Güçlü bir eğitim vurgusu olan oyunun bir turne oyununa dönüştü­rülmesi çabası, projenin başlangıçtaki tasarımıyla ve çalışmanın ku­rucu ilkeleriyle bağdaşmayan ‘gösteri-merkezli’ eğilimin reprodük­siyon kadrosu geneline yayılmasıyla sonuçlanmıştır. Söz konusu eğilimin hakim eğilime dönüşmesi projenin tiyatral niteliğinin düşmesiyle sonuçlanmış ve teknik kadrodaki çözülmeyi, oyunculuk skorlarındaki ve performanslarındaki istikrarsızlığı, oyunun ritmik yapısı­nın dağılarak eğlendiricilikten uzaklaşmasını da beraberinde getir­miştir. Reprodüksiyon sürecinde reji ve proje grubunun çözülme ya­şamış olması da, bu sorunların ortaya çıkmasında önemli ölçüde be­lirleyici olmuştur.

Bu noktada Berber Hikayeleri kadrosunda yer almayan Tiyatro Boğaziçililerin devreye girmeleri önemlidir. Bu çözülmeye tanık olan TB’li üyelerin müdahalesiyle Mart 2003’te kadro içinde kısa süreli bir tar­tışma sürecine girilmiştir. Bu tartışma süreci sonrası, oyunun göste­riminin sürdürülmesinin anlamlı olmayacağı konusunda uzlaşılmış ve oyun iptal edilmiştir.

1 Hamlet eğitim çalışması dönemi Tiyatro Boğaziçi açısından, metin analizi, dramaturji ve sahneleme ilişkisinin metodolojik bir yaklaşımla araştırılması, kolektif dramaturjinin kadro geneline yayılması ve katılımcı bir çalışma politikasının oluşturulması adına bir laboratuar dönemidir.

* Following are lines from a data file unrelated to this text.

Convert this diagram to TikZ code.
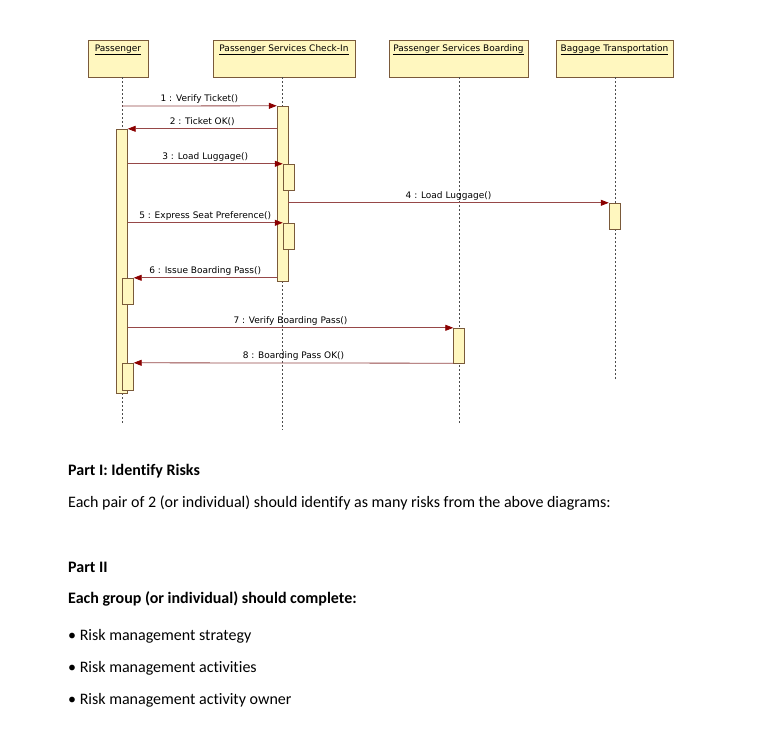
\documentclass[tikz,border=0pt]{standalone}
\usepackage{fontspec}
\setmainfont[Ligatures=NoCommon]{Carlito}
\newfontfamily\umlfont{DejaVu Sans}
\usetikzlibrary{arrows.meta}

\definecolor{umlfill}{HTML}{FFF7BF}
\definecolor{umledge}{HTML}{7A5A3A}
\definecolor{msgline}{HTML}{964848}
\definecolor{msgtip}{HTML}{8B0000}

\tikzset{
    headbox/.style={draw=umledge, fill=umlfill, minimum height=37pt, inner sep=0pt},
    headtxt/.style={below, inner sep=2pt, yshift=-2.5pt, font=\umlfont\fontsize{9}{10}\selectfont},
    actbox/.style={draw=umledge, fill=umlfill, minimum width=11pt, inner sep=0pt},
    life/.style={dash pattern=on 2pt off 2pt, black!70, line width=0.6pt},
    msg/.style={msgline, line width=0.8pt, -{Triangle[length=8pt, width=6pt, color=msgtip]}},
    msglbl/.style={above, inner sep=2pt, yshift=0.5pt, black, font=\umlfont\fontsize{9}{10}\selectfont},
    para/.style={anchor=west, inner sep=0pt, font=\fontsize{16}{18}\selectfont}
}

\begin{document}
\begin{tikzpicture}[x=1pt, y=-1pt]
    \useasboundingbox[fill=white] (0,0) rectangle (766,739);

    \node[headbox, minimum width=60pt] (hpas) at (118,58.5) {};
    \node[headbox, minimum width=142pt] (hchk) at (284,58.5) {};
    \node[headbox, minimum width=139pt] (hbrd) at (458.5,58.5) {};
    \node[headbox, minimum width=117pt] (hbag) at (614.5,58.5) {};
    \node[headtxt] (tpas) at (hpas.north) {\underline{Passenger}};
    \node[headtxt] (tchk) at (hchk.north) {\underline{Passenger Services Check-In}};
    \node[headtxt] (tbrd) at (hbrd.north) {\underline{Passenger Services Boarding}};
    \node[headtxt] (tbag) at (hbag.north) {\underline{Baggage Transportation}};

    \coordinate (epas) at (122,425);
    \coordinate (echk) at (282.5,430);
    \coordinate (ebrd) at (459.5,425);
    \coordinate (ebag) at (615,380);
    \draw[life] (hpas.south -| epas) -- (epas);
    \draw[life] (hchk.south -| echk) -- (echk);
    \draw[life] (hbrd.south -| ebrd) -- (ebrd);
    \draw[life] (hbag.south -| ebag) -- (ebag);

    \node[actbox, minimum height=264pt] (pact) at (122,261) {};
    \node[actbox, minimum height=175pt] (cact) at (282.5,193.5) {};
    \node[actbox, minimum height=26pt] (cact2) at (288.5,177) {};
    \node[actbox, minimum height=26pt] (cact3) at (288.5,236) {};
    \node[actbox, minimum height=26pt] (bact) at (614.5,216) {};
    \node[actbox, minimum height=26pt] (pact2) at (128,291) {};
    \node[actbox, minimum height=35pt] (sact) at (459,345.5) {};
    \node[actbox, minimum height=27pt] (pact3) at (128,376.5) {};

    \coordinate (m1) at (122,106);
    \draw[msg] (m1) -- (cact.north west) node[msglbl, midway] (l1) {1 : Verify Ticket()};
    \draw[msg] (cact.west |- pact.north) -- (pact.north east) node[msglbl, midway] (l2) {2 : Ticket OK()};
    \draw[msg] (pact.east |- cact2.north) -- (cact2.north west) node[msglbl, midway] (l3) {3 : Load Luggage()};
    \draw[msg] (cact.east |- bact.north) -- (bact.north west) node[msglbl, midway] (l4) {4 : Load Luggage()};
    \draw[msg] (pact.east |- cact3.north) -- (cact3.north west) node[msglbl, midway] (l5) {5 : Express Seat Preference()};
    \draw[msg] (cact.west |- pact2.north) -- (pact2.north east) node[msglbl, midway] (l6) {6 : Issue Boarding Pass()};
    \draw[msg] (pact.east |- sact.north) -- (sact.north west) node[msglbl, midway] (l7) {7 : Verify Boarding Pass()};
    \draw[msg] (sact.south west) -- (pact3.north east) node[msglbl, midway] (l8) {8 : Boarding Pass OK()};

    \node[para] (p1) at (68,471) {\bfseries Part I: Identify Risks};
    \node[para] (p2) at (68,503) {Each pair of 2 (or individual) should identify as many risks from the above diagrams:};
    \node[para] (p3) at (68,567) {\bfseries Part II};
    \node[para] (p4) at (68,599) {\bfseries Each group (or individual) should complete:};
    \node[para] (b1) at (68,636) {\textbullet\ Risk management strategy};
    \node[para] (b2) at (68,668) {\textbullet\ Risk management activities};
    \node[para] (b3) at (68,700) {\textbullet\ Risk management activity owner};
\end{tikzpicture}
\end{document}
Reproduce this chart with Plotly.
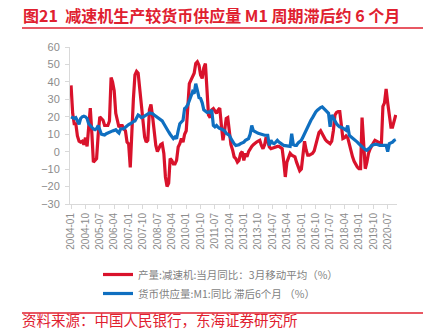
import pandas as pd
import plotly.graph_objects as go

# Monthly data, 2004-01 .. 2020-12 (one row per year)
reducer_output_3mma = [
    38, 22, 16, 16, 9, 6, 5.5, 6, 4, 8, 3, 15,
    25, 10, -6, -5, -4, 10, 20, 19, 18, 15, 15, 15,
    17.6, 42.5, 40, 35, 22, 17, 14, 15, 15, 13, 12, 5.5,
    4.5, -9, 15, 30, 44, 46, 45, 35, 28, 18, 8.5, 5.5,
    6.5, 24, 27, 20, 10, 3.6, 0, 2, 4, 4.6, -1, -14.5,
    -20, -18, -4, -5, -7, -7, -5, 2.7, 4.6, 7.5, 5.5, 10,
    12, 26, 39, 41, 43, 45, 50.5, 51.5, 49.6, 44, 42, 48,
    50.5, 31, 21, 19.5, 24, 24.7, 23, 22, 24, 25, 15, 6.5,
    12, 19, 19.5, 12, 4, 1, -3, -4, -6, -5, -1, 0,
    -5, -1, -3, 0, 2, 3, 4, 5, 5.5, 6, 6.5, 3.6,
    1.7, 4, 8.4, 6, 2.7, 1.7, 2, 2.7, 3, 3, 3, 2.5,
    1.7, -6, -14.5, -6, -3, -1, -2, -2.5, -3, -6, -9, -11,
    -10, -2, 6, 1, -2, -2, -1.5, -1, 0.5, 3.6, 7.5, 11,
    12, 10, 8.4, 7, 6, 5, 4.6, 6, 12, 21, 22.5, 23,
    23, 15, 7.5, 8, 9, 8, 4, 1, -3, -5.5, -7.5, -8.8,
    -9.8, -9.8, 19.5, 5, -9.8, -6, -1, 1.5, 3.6, 5, 6.5, 6,
    5.5, 5, 3, 26, 28, 36, 28, 19, 14, 14, 17, 21,
]
m1_yoy_lag6 = [
    20, 19.5, 19, 19.5, 18, 15.7, 19, 20, 20.3, 20, 19, 16,
    15, 13.8, 13, 12.6, 13.2, 15, 12, 10, 9.8, 9.6, 10.3, 10.8,
    11.3, 11.6, 11.9, 12.2, 12.6, 11.5, 10.7, 13, 13.2, 13.2, 14, 15,
    15.5, 16, 16.8, 17.2, 17.6, 19.5, 21, 20.5, 19.5, 19.8, 20.3, 21,
    21.5, 22.2, 22, 21.8, 21, 20.3, 19.5, 19, 18, 17.6, 16, 14.2,
    12.5, 11.3, 10, 8.4, 7.5, 8.4, 7.5, 12, 16, 17, 18, 24.7,
    25.5, 27, 29.5, 32.4, 34.3, 33.3, 39, 35.2, 31, 30.5, 28, 24,
    23, 22.5, 22.8, 22.5, 24, 15, 14.2, 15, 14, 13.2, 13, 12.3,
    12, 10.5, 10, 9.4, 7.5, 5.5, 4.5, 3.6, 3.6, 4, 4.6, 5,
    5.5, 6.5, 7, 7.5, 10, 15, 12, 11.3, 11, 10.5, 10.3, 10,
    9.4, 9.4, 9.4, 9.4, 3.6, 6.5, 5, 4.6, 5.5, 6.5, 5.5, 4.6,
    4.2, 3.6, 3.4, 3.2, 3, 3, 10.3, 4, 3.6, 3.6, 5, 6,
    6.5, 8.4, 10.3, 13, 15, 16.5, 18, 19.5, 21.5, 22.8, 23.8, 24.7,
    25.3, 25.7, 25, 24.1, 23, 22, 14.2, 21, 19, 17, 16, 15,
    14.2, 14, 13.5, 13, 12.3, 15, 9.4, 8.5, 7.8, 7, 6.5, 5.5,
    4.5, 3.6, 2.7, 2, 1.2, 0.8, 1.5, 2.5, 3.6, 4, 4.2, 4.2,
    3.8, 3.6, 3.6, 3.8, 3.6, 3.6, 0, 4.6, 5, 5.5, 6.5, 6.9,
]
months = pd.date_range("2004-01-01", periods=len(reducer_output_3mma), freq="MS")

tick_labels = ["2004-01", "2004-10", "2005-07", "2006-04", "2007-01", "2007-10",
               "2008-07", "2009-04", "2010-01", "2010-10", "2011-07", "2012-04",
               "2013-01", "2013-10", "2014-07", "2015-04", "2016-01", "2016-10",
               "2017-07", "2018-04", "2019-01", "2019-10", "2020-07"]
y_ticks = [60, 50, 40, 30, 20, 10, 0, -10, -20, -30]

name_red = "产量:减速机:当月同比：3月移动平均（%）"
name_blue = "货币供应量:M1:同比 滞后6个月 （%）"
title_text = "图21  减速机生产较货币供应量 M1 周期滞后约 6 个月"
source_text = "资料来源：中国人民银行，东海证券研究所"

RED = "#D9122B"
BLUE = "#0F6FC0"
TITLE_RED = "#E0202F"
GRAY = "#8C8C8C"
CJK = "Noto Sans CJK SC"

fig = go.Figure()
fig.add_trace(go.Scatter(x=months, y=reducer_output_3mma, mode="lines", name=name_red,
                         line=dict(color=RED, width=3.2)))
fig.add_trace(go.Scatter(x=months, y=m1_yoy_lag6, mode="lines", name=name_blue,
                         line=dict(color=BLUE, width=3.2)))

fig.update_layout(
    width=436, height=330,
    margin=dict(l=70, r=39, t=47, b=126, autoexpand=False),
    paper_bgcolor="white", plot_bgcolor="white",
    font=dict(family=CJK, color=GRAY, size=11),
    showlegend=True,
    legend=dict(
        orientation="v", xref="container", yref="container",
        x=98 / 436, y=1 - 260 / 330, xanchor="left", yanchor="top",
        font=dict(family=CJK, size=10.5, color="#7F7F7F"),
        traceorder="normal", bgcolor="rgba(0,0,0,0)", borderwidth=0,
    ),
    xaxis=dict(
        type="date",
        range=["2003-12-12", "2020-12-25"],
        tickvals=[pd.Timestamp(t + "-01") for t in tick_labels],
        ticktext=tick_labels,
        tickangle=-90,
        showgrid=False, zeroline=False,
        showline=True, linecolor="#D9D9D9", linewidth=1,
        ticks="outside", ticklen=4, tickcolor="#D9D9D9",
        tickfont=dict(family="Liberation Sans", size=10, color=GRAY),
        automargin=False,
    ),
    yaxis=dict(
        range=[-30, 60],
        tickvals=y_ticks,
        showgrid=False, zeroline=False,
        showline=True, linecolor="#D9D9D9", linewidth=1,
        ticks="outside", ticklen=4, tickcolor="#D9D9D9",
        tickfont=dict(family="Liberation Sans", size=11, color=GRAY),
        ticklabelstandoff=3,
        automargin=False,
    ),
)

# Title, rules and source
fig.add_annotation(xref="paper", yref="paper", x=-49 / 327, y=1 + 32 / 157,
                   xanchor="left", yanchor="middle", showarrow=False,
                   text="<b>" + title_text + "</b>",
                   font=dict(family=CJK, size=16, color=TITLE_RED))
fig.add_shape(type="line", xref="paper", yref="paper",
              x0=-48 / 327, x1=353 / 327, y0=1 + 19 / 157, y1=1 + 19 / 157,
              line=dict(color=TITLE_RED, width=1.5))
fig.add_shape(type="line", xref="paper", yref="paper",
              x0=-48 / 327, x1=353 / 327, y0=-109 / 157, y1=-109 / 157,
              line=dict(color=TITLE_RED, width=1.5))
fig.add_annotation(xref="paper", yref="paper", x=-49 / 327, y=-115.5 / 157,
                   xanchor="left", yanchor="middle", showarrow=False,
                   text=source_text, borderpad=0,
                   font=dict(family=CJK, size=14.5, color=TITLE_RED))

fig.write_html("out.html")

2 Öte yandan bu süreçte Pilavdan Dönenin Kaşığı Kırılsın oyununun hazırlık çalışmaları­nın devam etmesi, yeni bir eğitim çalışması dönemine geçiş konusunda hazırlıksız olun­ması ve Berber Hikayeleri sürecine dahil olmamış ve uzun süreden beri seyirci karşısına çıkmamış üyelerin bu prodüksiyonda ikame edilebileceği düşüncesi de prodüksiyonun de­vam ettirilmesindeki diğer unsurlardır.